* BEGIN *

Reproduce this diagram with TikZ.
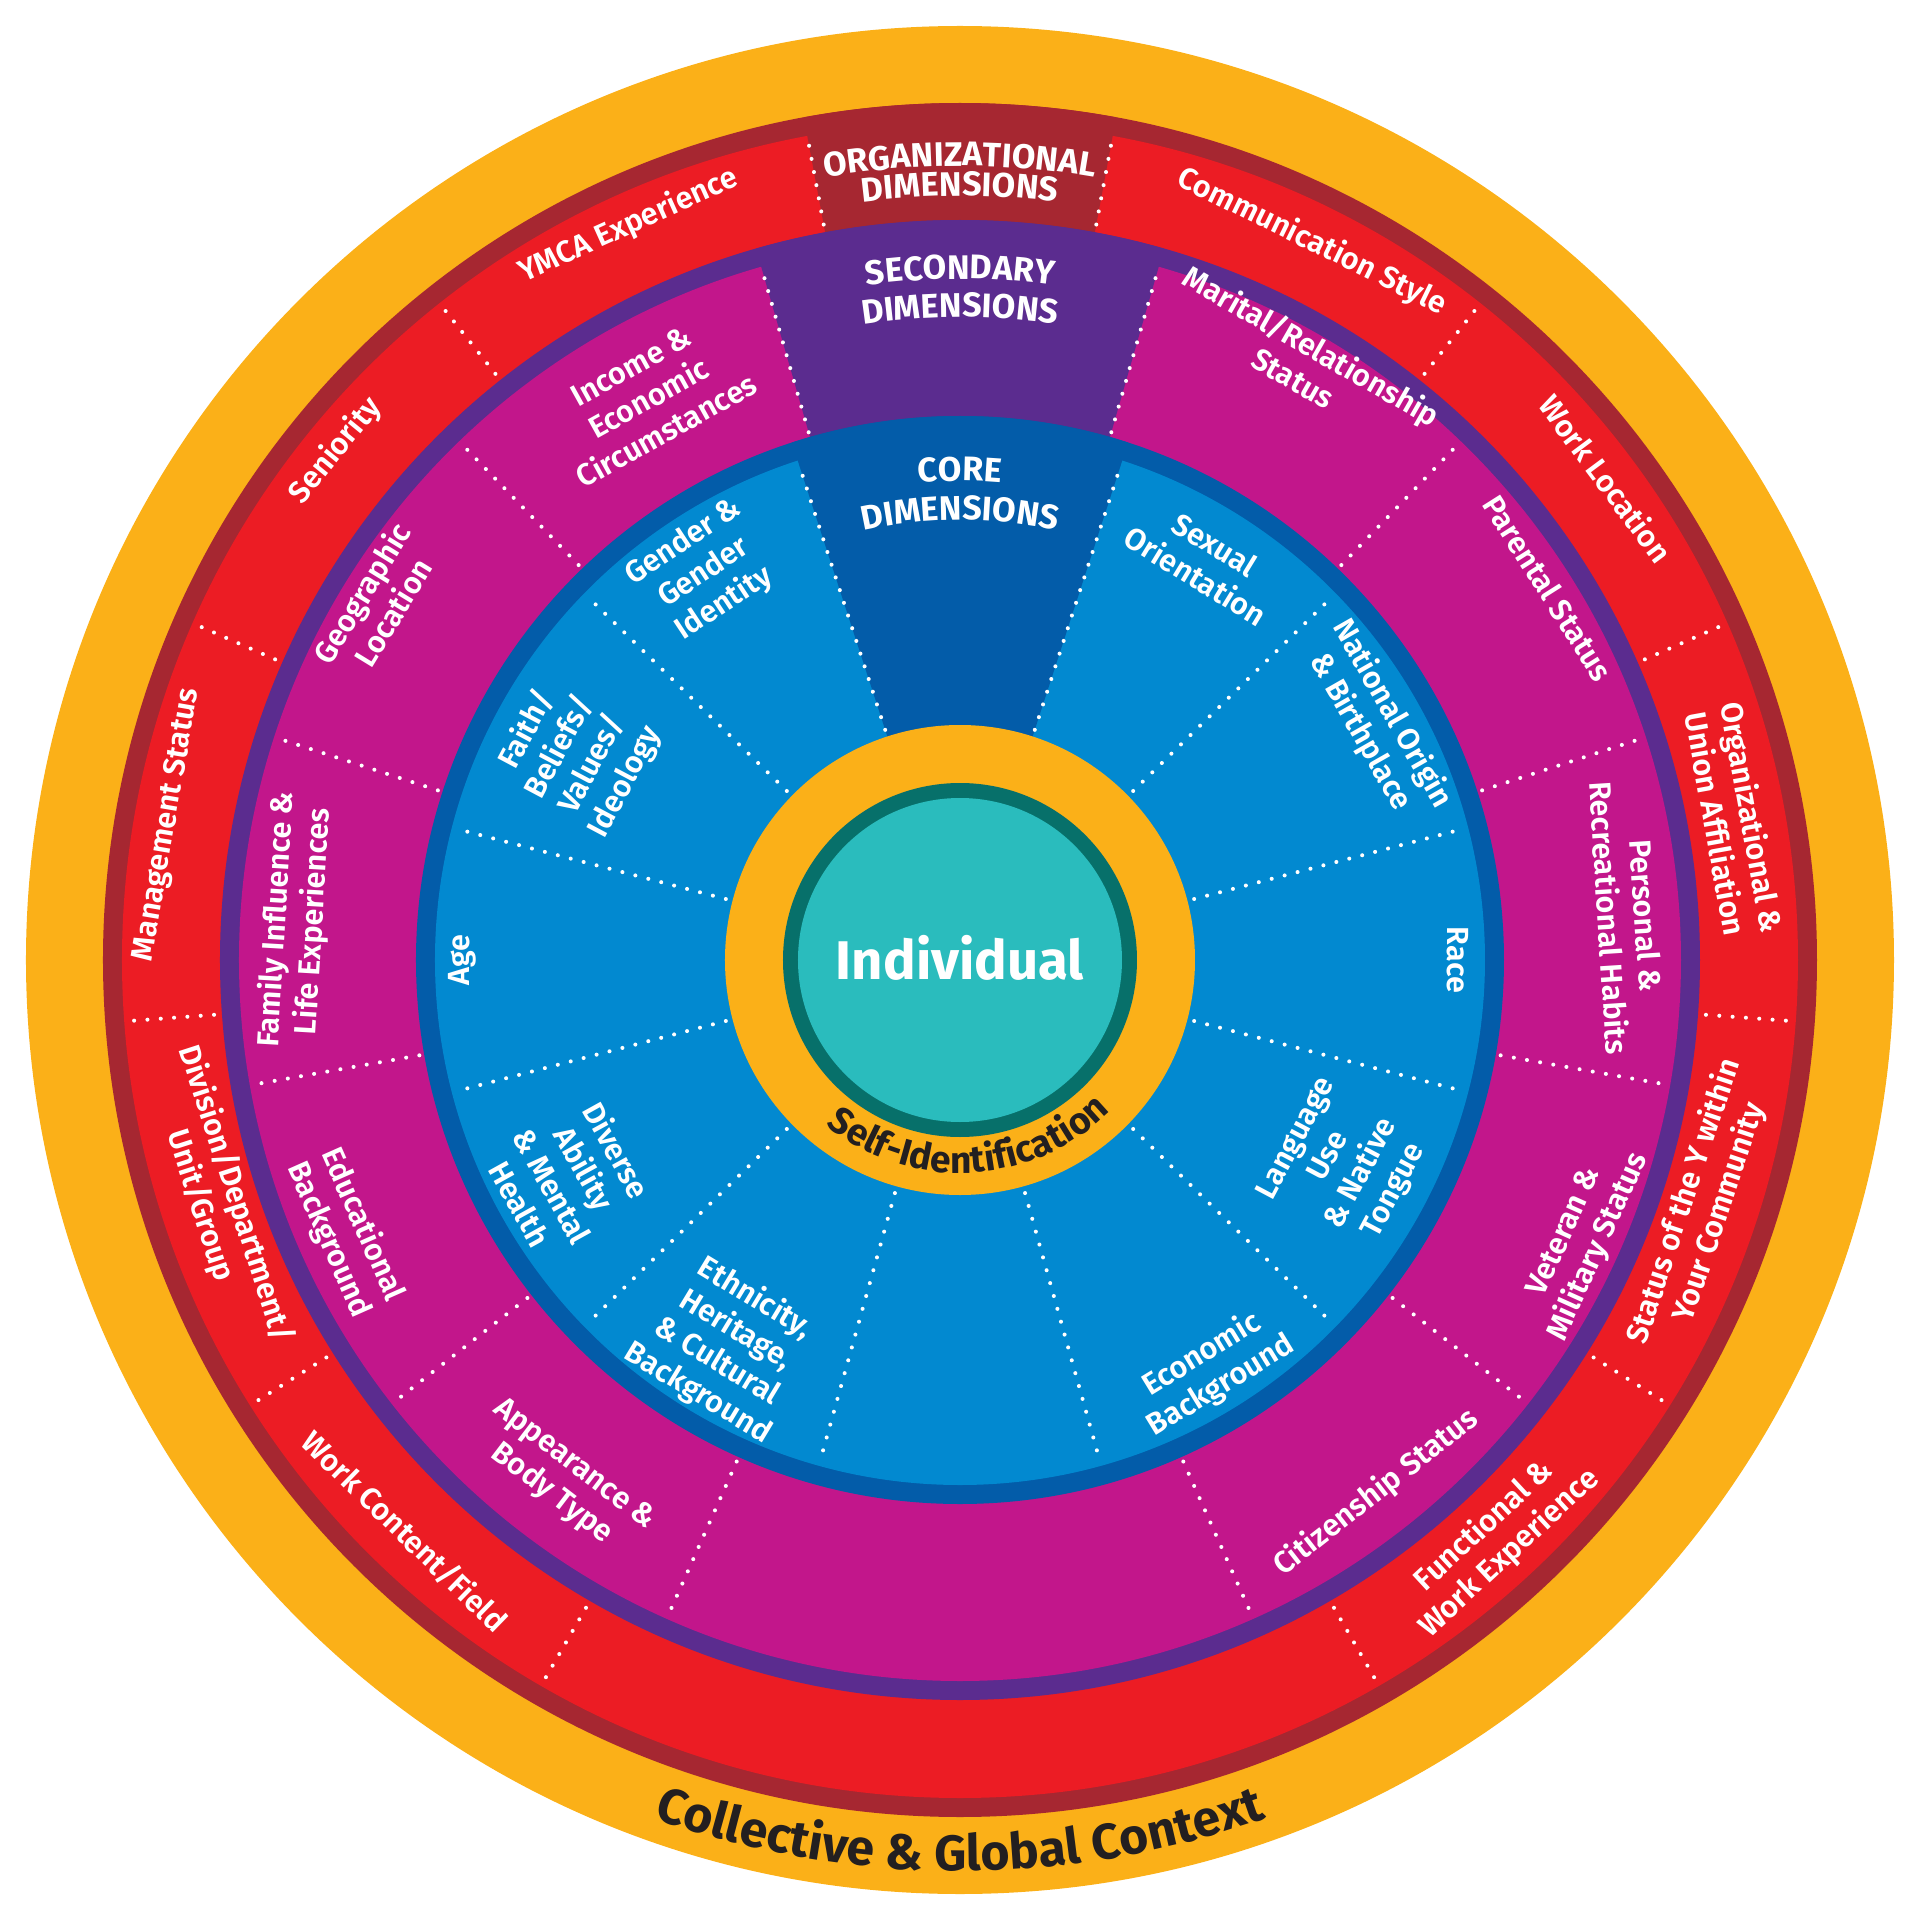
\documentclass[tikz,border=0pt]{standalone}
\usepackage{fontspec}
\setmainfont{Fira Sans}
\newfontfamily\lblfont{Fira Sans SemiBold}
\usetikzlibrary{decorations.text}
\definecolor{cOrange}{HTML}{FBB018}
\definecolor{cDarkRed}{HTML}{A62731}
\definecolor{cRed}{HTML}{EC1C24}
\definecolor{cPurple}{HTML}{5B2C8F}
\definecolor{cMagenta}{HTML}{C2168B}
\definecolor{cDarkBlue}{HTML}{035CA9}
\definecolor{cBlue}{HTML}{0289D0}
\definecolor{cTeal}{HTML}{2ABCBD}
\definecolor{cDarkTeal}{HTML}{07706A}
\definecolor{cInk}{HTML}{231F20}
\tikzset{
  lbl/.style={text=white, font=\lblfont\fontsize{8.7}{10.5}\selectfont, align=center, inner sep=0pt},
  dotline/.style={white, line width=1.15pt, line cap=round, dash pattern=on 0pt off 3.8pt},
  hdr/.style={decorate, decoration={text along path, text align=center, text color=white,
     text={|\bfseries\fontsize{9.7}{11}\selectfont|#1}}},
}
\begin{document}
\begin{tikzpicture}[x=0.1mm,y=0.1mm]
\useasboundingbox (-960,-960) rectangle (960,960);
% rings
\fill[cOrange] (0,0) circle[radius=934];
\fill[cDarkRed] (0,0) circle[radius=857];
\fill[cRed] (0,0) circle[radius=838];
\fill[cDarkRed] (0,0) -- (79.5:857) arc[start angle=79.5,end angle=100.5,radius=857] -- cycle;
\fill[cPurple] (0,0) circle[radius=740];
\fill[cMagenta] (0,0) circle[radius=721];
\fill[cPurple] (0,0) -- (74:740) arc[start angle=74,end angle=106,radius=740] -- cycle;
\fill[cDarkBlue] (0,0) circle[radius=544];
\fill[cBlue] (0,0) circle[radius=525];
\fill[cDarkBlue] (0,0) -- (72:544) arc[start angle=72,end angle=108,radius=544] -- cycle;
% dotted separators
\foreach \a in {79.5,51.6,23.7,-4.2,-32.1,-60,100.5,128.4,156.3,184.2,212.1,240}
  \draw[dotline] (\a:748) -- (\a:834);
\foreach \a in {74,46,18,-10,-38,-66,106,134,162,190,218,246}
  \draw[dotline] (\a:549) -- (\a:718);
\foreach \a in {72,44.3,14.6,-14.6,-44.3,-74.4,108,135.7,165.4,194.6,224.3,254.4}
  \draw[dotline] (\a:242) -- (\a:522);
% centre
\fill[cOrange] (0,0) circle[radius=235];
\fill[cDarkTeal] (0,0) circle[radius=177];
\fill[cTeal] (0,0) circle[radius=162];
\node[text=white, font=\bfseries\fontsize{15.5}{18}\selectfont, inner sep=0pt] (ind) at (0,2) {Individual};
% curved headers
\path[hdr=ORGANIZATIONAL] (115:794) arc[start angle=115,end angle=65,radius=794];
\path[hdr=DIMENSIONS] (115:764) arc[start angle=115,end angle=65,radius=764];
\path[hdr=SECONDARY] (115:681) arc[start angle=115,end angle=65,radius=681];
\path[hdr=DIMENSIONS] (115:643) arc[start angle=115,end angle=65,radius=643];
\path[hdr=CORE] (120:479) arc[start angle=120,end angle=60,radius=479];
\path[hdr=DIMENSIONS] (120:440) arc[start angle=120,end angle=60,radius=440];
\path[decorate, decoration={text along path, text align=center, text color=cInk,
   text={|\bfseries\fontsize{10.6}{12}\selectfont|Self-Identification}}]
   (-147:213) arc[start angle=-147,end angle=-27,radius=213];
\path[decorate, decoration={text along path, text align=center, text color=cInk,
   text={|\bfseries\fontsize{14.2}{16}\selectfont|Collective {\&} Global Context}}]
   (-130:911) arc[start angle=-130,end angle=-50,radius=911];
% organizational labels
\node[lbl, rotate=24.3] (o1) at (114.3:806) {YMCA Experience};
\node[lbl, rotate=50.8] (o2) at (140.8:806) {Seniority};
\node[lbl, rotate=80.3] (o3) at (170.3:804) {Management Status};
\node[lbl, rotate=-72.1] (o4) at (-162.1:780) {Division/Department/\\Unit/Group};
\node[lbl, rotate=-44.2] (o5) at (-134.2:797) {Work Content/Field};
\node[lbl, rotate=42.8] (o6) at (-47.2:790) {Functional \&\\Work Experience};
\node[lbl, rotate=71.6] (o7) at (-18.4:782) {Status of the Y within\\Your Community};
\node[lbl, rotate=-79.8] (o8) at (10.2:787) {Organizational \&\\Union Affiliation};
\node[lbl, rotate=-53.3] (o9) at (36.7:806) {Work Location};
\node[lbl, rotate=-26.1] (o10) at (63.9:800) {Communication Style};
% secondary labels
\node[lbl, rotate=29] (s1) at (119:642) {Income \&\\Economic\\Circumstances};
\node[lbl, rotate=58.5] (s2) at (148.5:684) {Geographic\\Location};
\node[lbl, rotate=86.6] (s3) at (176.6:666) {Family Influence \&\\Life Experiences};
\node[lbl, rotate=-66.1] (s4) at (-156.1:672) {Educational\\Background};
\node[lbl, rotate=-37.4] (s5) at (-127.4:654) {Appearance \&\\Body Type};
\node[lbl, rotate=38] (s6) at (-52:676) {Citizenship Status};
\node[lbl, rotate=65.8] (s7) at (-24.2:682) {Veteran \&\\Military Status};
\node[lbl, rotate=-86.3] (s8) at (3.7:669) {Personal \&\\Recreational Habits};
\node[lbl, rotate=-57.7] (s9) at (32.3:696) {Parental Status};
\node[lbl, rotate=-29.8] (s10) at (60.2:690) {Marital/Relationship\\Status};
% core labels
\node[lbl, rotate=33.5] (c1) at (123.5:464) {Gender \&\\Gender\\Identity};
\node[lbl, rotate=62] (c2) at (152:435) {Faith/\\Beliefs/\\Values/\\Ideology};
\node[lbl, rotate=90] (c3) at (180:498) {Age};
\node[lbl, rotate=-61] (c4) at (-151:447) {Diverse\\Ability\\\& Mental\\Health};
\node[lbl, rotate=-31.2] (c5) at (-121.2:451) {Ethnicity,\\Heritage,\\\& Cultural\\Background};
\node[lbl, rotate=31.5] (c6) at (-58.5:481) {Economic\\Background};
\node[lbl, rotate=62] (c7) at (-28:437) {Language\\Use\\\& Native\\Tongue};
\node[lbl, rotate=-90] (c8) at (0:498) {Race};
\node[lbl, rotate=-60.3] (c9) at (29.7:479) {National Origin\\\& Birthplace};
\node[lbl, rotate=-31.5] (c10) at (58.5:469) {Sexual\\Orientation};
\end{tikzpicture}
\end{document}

* END *

YOUR TASK: Your task is to reproduce all of the material exactly. The pictures stay out.

SOLUTION:
Reproduce this diagram with TikZ.
\documentclass[tikz,border=0pt]{standalone}
\usepackage{fontspec}
\setmainfont{Fira Sans}
\newfontfamily\lblfont{Fira Sans SemiBold}
\usetikzlibrary{decorations.text}
\definecolor{cOrange}{HTML}{FBB018}
\definecolor{cDarkRed}{HTML}{A62731}
\definecolor{cRed}{HTML}{EC1C24}
\definecolor{cPurple}{HTML}{5B2C8F}
\definecolor{cMagenta}{HTML}{C2168B}
\definecolor{cDarkBlue}{HTML}{035CA9}
\definecolor{cBlue}{HTML}{0289D0}
\definecolor{cTeal}{HTML}{2ABCBD}
\definecolor{cDarkTeal}{HTML}{07706A}
\definecolor{cInk}{HTML}{231F20}
\tikzset{
  lbl/.style={text=white, font=\lblfont\fontsize{8.7}{10.5}\selectfont, align=center, inner sep=0pt},
  dotline/.style={white, line width=1.15pt, line cap=round, dash pattern=on 0pt off 3.8pt},
  hdr/.style={decorate, decoration={text along path, text align=center, text color=white,
     text={|\bfseries\fontsize{9.7}{11}\selectfont|#1}}},
}
\begin{document}
\begin{tikzpicture}[x=0.1mm,y=0.1mm]
\useasboundingbox (-960,-960) rectangle (960,960);
% rings
\fill[cOrange] (0,0) circle[radius=934];
\fill[cDarkRed] (0,0) circle[radius=857];
\fill[cRed] (0,0) circle[radius=838];
\fill[cDarkRed] (0,0) -- (79.5:857) arc[start angle=79.5,end angle=100.5,radius=857] -- cycle;
\fill[cPurple] (0,0) circle[radius=740];
\fill[cMagenta] (0,0) circle[radius=721];
\fill[cPurple] (0,0) -- (74:740) arc[start angle=74,end angle=106,radius=740] -- cycle;
\fill[cDarkBlue] (0,0) circle[radius=544];
\fill[cBlue] (0,0) circle[radius=525];
\fill[cDarkBlue] (0,0) -- (72:544) arc[start angle=72,end angle=108,radius=544] -- cycle;
% dotted separators
\foreach \a in {79.5,51.6,23.7,-4.2,-32.1,-60,100.5,128.4,156.3,184.2,212.1,240}
  \draw[dotline] (\a:748) -- (\a:834);
\foreach \a in {74,46,18,-10,-38,-66,106,134,162,190,218,246}
  \draw[dotline] (\a:549) -- (\a:718);
\foreach \a in {72,44.3,14.6,-14.6,-44.3,-74.4,108,135.7,165.4,194.6,224.3,254.4}
  \draw[dotline] (\a:242) -- (\a:522);
% centre
\fill[cOrange] (0,0) circle[radius=235];
\fill[cDarkTeal] (0,0) circle[radius=177];
\fill[cTeal] (0,0) circle[radius=162];
\node[text=white, font=\bfseries\fontsize{15.5}{18}\selectfont, inner sep=0pt] (ind) at (0,2) {Individual};
% curved headers
\path[hdr=ORGANIZATIONAL] (115:794) arc[start angle=115,end angle=65,radius=794];
\path[hdr=DIMENSIONS] (115:764) arc[start angle=115,end angle=65,radius=764];
\path[hdr=SECONDARY] (115:681) arc[start angle=115,end angle=65,radius=681];
\path[hdr=DIMENSIONS] (115:643) arc[start angle=115,end angle=65,radius=643];
\path[hdr=CORE] (120:479) arc[start angle=120,end angle=60,radius=479];
\path[hdr=DIMENSIONS] (120:440) arc[start angle=120,end angle=60,radius=440];
\path[decorate, decoration={text along path, text align=center, text color=cInk,
   text={|\bfseries\fontsize{10.6}{12}\selectfont|Self-Identification}}]
   (-147:213) arc[start angle=-147,end angle=-27,radius=213];
\path[decorate, decoration={text along path, text align=center, text color=cInk,
   text={|\bfseries\fontsize{14.2}{16}\selectfont|Collective {\&} Global Context}}]
   (-130:911) arc[start angle=-130,end angle=-50,radius=911];
% organizational labels
\node[lbl, rotate=24.3] (o1) at (114.3:806) {YMCA Experience};
\node[lbl, rotate=50.8] (o2) at (140.8:806) {Seniority};
\node[lbl, rotate=80.3] (o3) at (170.3:804) {Management Status};
\node[lbl, rotate=-72.1] (o4) at (-162.1:780) {Division/Department/\\Unit/Group};
\node[lbl, rotate=-44.2] (o5) at (-134.2:797) {Work Content/Field};
\node[lbl, rotate=42.8] (o6) at (-47.2:790) {Functional \&\\Work Experience};
\node[lbl, rotate=71.6] (o7) at (-18.4:782) {Status of the Y within\\Your Community};
\node[lbl, rotate=-79.8] (o8) at (10.2:787) {Organizational \&\\Union Affiliation};
\node[lbl, rotate=-53.3] (o9) at (36.7:806) {Work Location};
\node[lbl, rotate=-26.1] (o10) at (63.9:800) {Communication Style};
% secondary labels
\node[lbl, rotate=29] (s1) at (119:642) {Income \&\\Economic\\Circumstances};
\node[lbl, rotate=58.5] (s2) at (148.5:684) {Geographic\\Location};
\node[lbl, rotate=86.6] (s3) at (176.6:666) {Family Influence \&\\Life Experiences};
\node[lbl, rotate=-66.1] (s4) at (-156.1:672) {Educational\\Background};
\node[lbl, rotate=-37.4] (s5) at (-127.4:654) {Appearance \&\\Body Type};
\node[lbl, rotate=38] (s6) at (-52:676) {Citizenship Status};
\node[lbl, rotate=65.8] (s7) at (-24.2:682) {Veteran \&\\Military Status};
\node[lbl, rotate=-86.3] (s8) at (3.7:669) {Personal \&\\Recreational Habits};
\node[lbl, rotate=-57.7] (s9) at (32.3:696) {Parental Status};
\node[lbl, rotate=-29.8] (s10) at (60.2:690) {Marital/Relationship\\Status};
% core labels
\node[lbl, rotate=33.5] (c1) at (123.5:464) {Gender \&\\Gender\\Identity};
\node[lbl, rotate=62] (c2) at (152:435) {Faith/\\Beliefs/\\Values/\\Ideology};
\node[lbl, rotate=90] (c3) at (180:498) {Age};
\node[lbl, rotate=-61] (c4) at (-151:447) {Diverse\\Ability\\\& Mental\\Health};
\node[lbl, rotate=-31.2] (c5) at (-121.2:451) {Ethnicity,\\Heritage,\\\& Cultural\\Background};
\node[lbl, rotate=31.5] (c6) at (-58.5:481) {Economic\\Background};
\node[lbl, rotate=62] (c7) at (-28:437) {Language\\Use\\\& Native\\Tongue};
\node[lbl, rotate=-90] (c8) at (0:498) {Race};
\node[lbl, rotate=-60.3] (c9) at (29.7:479) {National Origin\\\& Birthplace};
\node[lbl, rotate=-31.5] (c10) at (58.5:469) {Sexual\\Orientation};
\end{tikzpicture}
\end{document}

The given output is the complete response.